その1年後、去年の夏の終わりのこと、雨の多い夏となり、例年より少し時期が遅れ、9月の初めになって実をつけた。そんな朝、前日まで青々とした大きな葉を伸ばしていた親木のいちじくが一夜にして実だけ枝に残して、全ての葉を地に落とし、寿命を全うした。この2回の夏に私たち家族は母といちじくの、二つの魂を見送ることになった。

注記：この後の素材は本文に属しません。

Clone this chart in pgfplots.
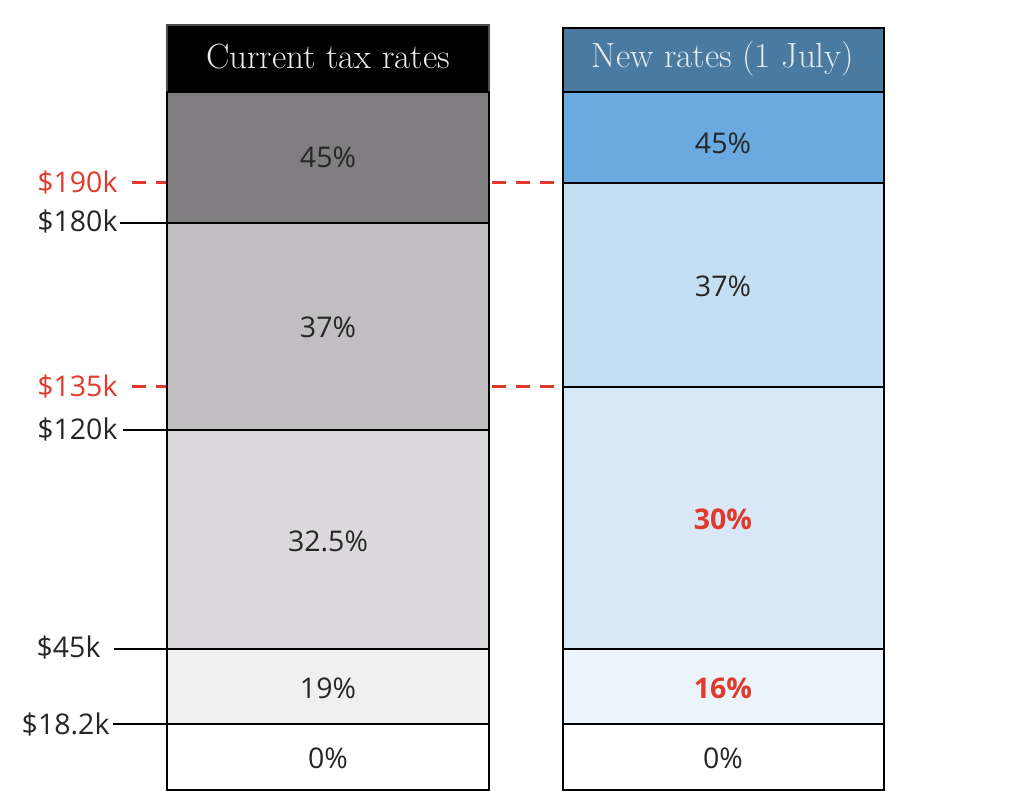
\documentclass[border=0pt]{standalone}
\usepackage{pgfplots}
\pgfplotsset{compat=1.18}
\usepackage{fontspec}
\newfontfamily\lab{Open Sans}
\newcommand{\lf}{\lab\fontsize{28.5}{32}\selectfont}
\definecolor{gA}{HTML}{807E80}
\definecolor{gB}{HTML}{C0BEC0}
\definecolor{gC}{HTML}{DBD9DC}
\definecolor{gD}{HTML}{F0F0F0}
\definecolor{bH}{HTML}{4A7AA0}
\definecolor{bA}{HTML}{6AAAE0}
\definecolor{bB}{HTML}{C5DFF2}
\definecolor{bC}{HTML}{D8E8F6}
\definecolor{bD}{HTML}{EBF3FB}
\definecolor{rd}{HTML}{E03A2A}
\begin{document}
\begin{tikzpicture}
\begin{axis}[x=1pt,y=1pt,xmin=0,xmax=1024,ymin=0,ymax=811,hide axis,clip=false]
\addplot[draw=none] coordinates {(0,0) (1024,811)};
% red dashed thresholds
\addplot[rd,line width=3pt,dash pattern=on 14pt off 10pt] coordinates {(132,628) (563,628)};
\addplot[rd,line width=3pt,dash pattern=on 14pt off 10pt] coordinates {(132,424) (563,424)};
% black tick lines
\addplot[black,line width=2.8pt] coordinates {(120,588) (167,588)};
\addplot[black,line width=2.8pt] coordinates {(123,381) (167,381)};
\addplot[black,line width=2.8pt] coordinates {(114,162) (167,162)};
\addplot[black,line width=2.8pt] coordinates {(113,87) (167,87)};
% left column
\addplot[fill=black,draw=black!70,line width=1.5pt] coordinates {(167,786) (489,786) (489,719) (167,719)} --cycle;
\addplot[fill=gA,draw=black,line width=2.8pt] coordinates {(167,719) (489,719) (489,588) (167,588)} --cycle;
\addplot[fill=gB,draw=black,line width=2.8pt] coordinates {(167,588) (489,588) (489,381) (167,381)} --cycle;
\addplot[fill=gC,draw=black,line width=2.8pt] coordinates {(167,381) (489,381) (489,162) (167,162)} --cycle;
\addplot[fill=gD,draw=black,line width=2.8pt] coordinates {(167,162) (489,162) (489,87) (167,87)} --cycle;
\addplot[fill=white,draw=black,line width=2.8pt] coordinates {(167,87) (489,87) (489,21) (167,21)} --cycle;
% right column
\addplot[fill=bH,draw=black,line width=2.8pt] coordinates {(563,783) (884,783) (884,719) (563,719)} --cycle;
\addplot[fill=bA,draw=black,line width=2.8pt] coordinates {(563,719) (884,719) (884,628) (563,628)} --cycle;
\addplot[fill=bB,draw=black,line width=2.8pt] coordinates {(563,628) (884,628) (884,424) (563,424)} --cycle;
\addplot[fill=bC,draw=black,line width=2.8pt] coordinates {(563,424) (884,424) (884,162) (563,162)} --cycle;
\addplot[fill=bD,draw=black,line width=2.8pt] coordinates {(563,162) (884,162) (884,87) (563,87)} --cycle;
\addplot[fill=white,draw=black,line width=2.8pt] coordinates {(563,87) (884,87) (884,21) (563,21)} --cycle;
% headers
\node[white!92!black,font=\rmfamily\fontsize{35}{38}\selectfont] at (axis cs:328,754) {Current tax rates};
\node[white!85!bH,font=\rmfamily\fontsize{35}{38}\selectfont] at (axis cs:723,752) {New rates (1 July)};
% band labels
\node[black!85,font=\lf] at (axis cs:328,654) {45\%};
\node[black!85,font=\lf] at (axis cs:328,484) {37\%};
\node[black!85,font=\lf] at (axis cs:328,270) {32.5\%};
\node[black!85,font=\lf] at (axis cs:328,123) {19\%};
\node[black!85,font=\lf] at (axis cs:328,53) {0\%};
\node[black!85,font=\lf] at (axis cs:723,668) {45\%};
\node[black!85,font=\lf] at (axis cs:723,525) {37\%};
\node[rd,font=\lf\bfseries] at (axis cs:723,292) {30\%};
\node[rd,font=\lf\bfseries] at (axis cs:723,123) {16\%};
\node[black!85,font=\lf] at (axis cs:723,53) {0\%};
% threshold labels
\node[rd,anchor=east,font=\lf] at (axis cs:121,628) {\$190k};
\node[black!85,anchor=east,font=\lf] at (axis cs:121,589) {\$180k};
\node[rd,anchor=east,font=\lf] at (axis cs:121,424) {\$135k};
\node[black!85,anchor=east,font=\lf] at (axis cs:121,381) {\$120k};
\node[black!85,anchor=east,font=\lf] at (axis cs:104,163) {\$45k};
\node[black!85,anchor=east,font=\lf] at (axis cs:113,87) {\$18.2k};
\end{axis}
\end{tikzpicture}
\end{document}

愛する存在の死は悲しい。この上ない苦しみである。苦しみを乗り超えるために私は言葉の通り七転八倒した。そしてやはり最後にすがるところはヨーガだけであった。
死を理解することは今の私には難しい。それなら必死に生きようと思った。そして私は今、真理のことばに支えられて生きている。

問題は、一個人として自分はどう感じるのか。
どう生きたいのかを自分自身に問うべきです。本当の自由が欲しいのではないのですか。本物の幸せを得たいのではないですか。
真実在というべきその存在が自らの中に在ると教えられながら、
どうしてそれを探そうとしないのか。
この単純な問い掛けを自分自身に真剣に為すべきです!
それ以外の想念は全て、単なる情報の影響にすぎません。
そんな影響の渦に巻き込まれて、自らを失いたくはないでしょう。
自分の一生は自分で生きるのです!

『マハーヨーギーの真理のことば』 第八章 実践の秘訣 より

母といちじくが自らの人生を見せてくれた。そのことに感謝して、私も自分の人生を生きたいと思う。それがヨーガとなったら本望だ。
そして今年も我が家のいちじくが大きな葉を広げて甘い実をつけるのが楽しみだ。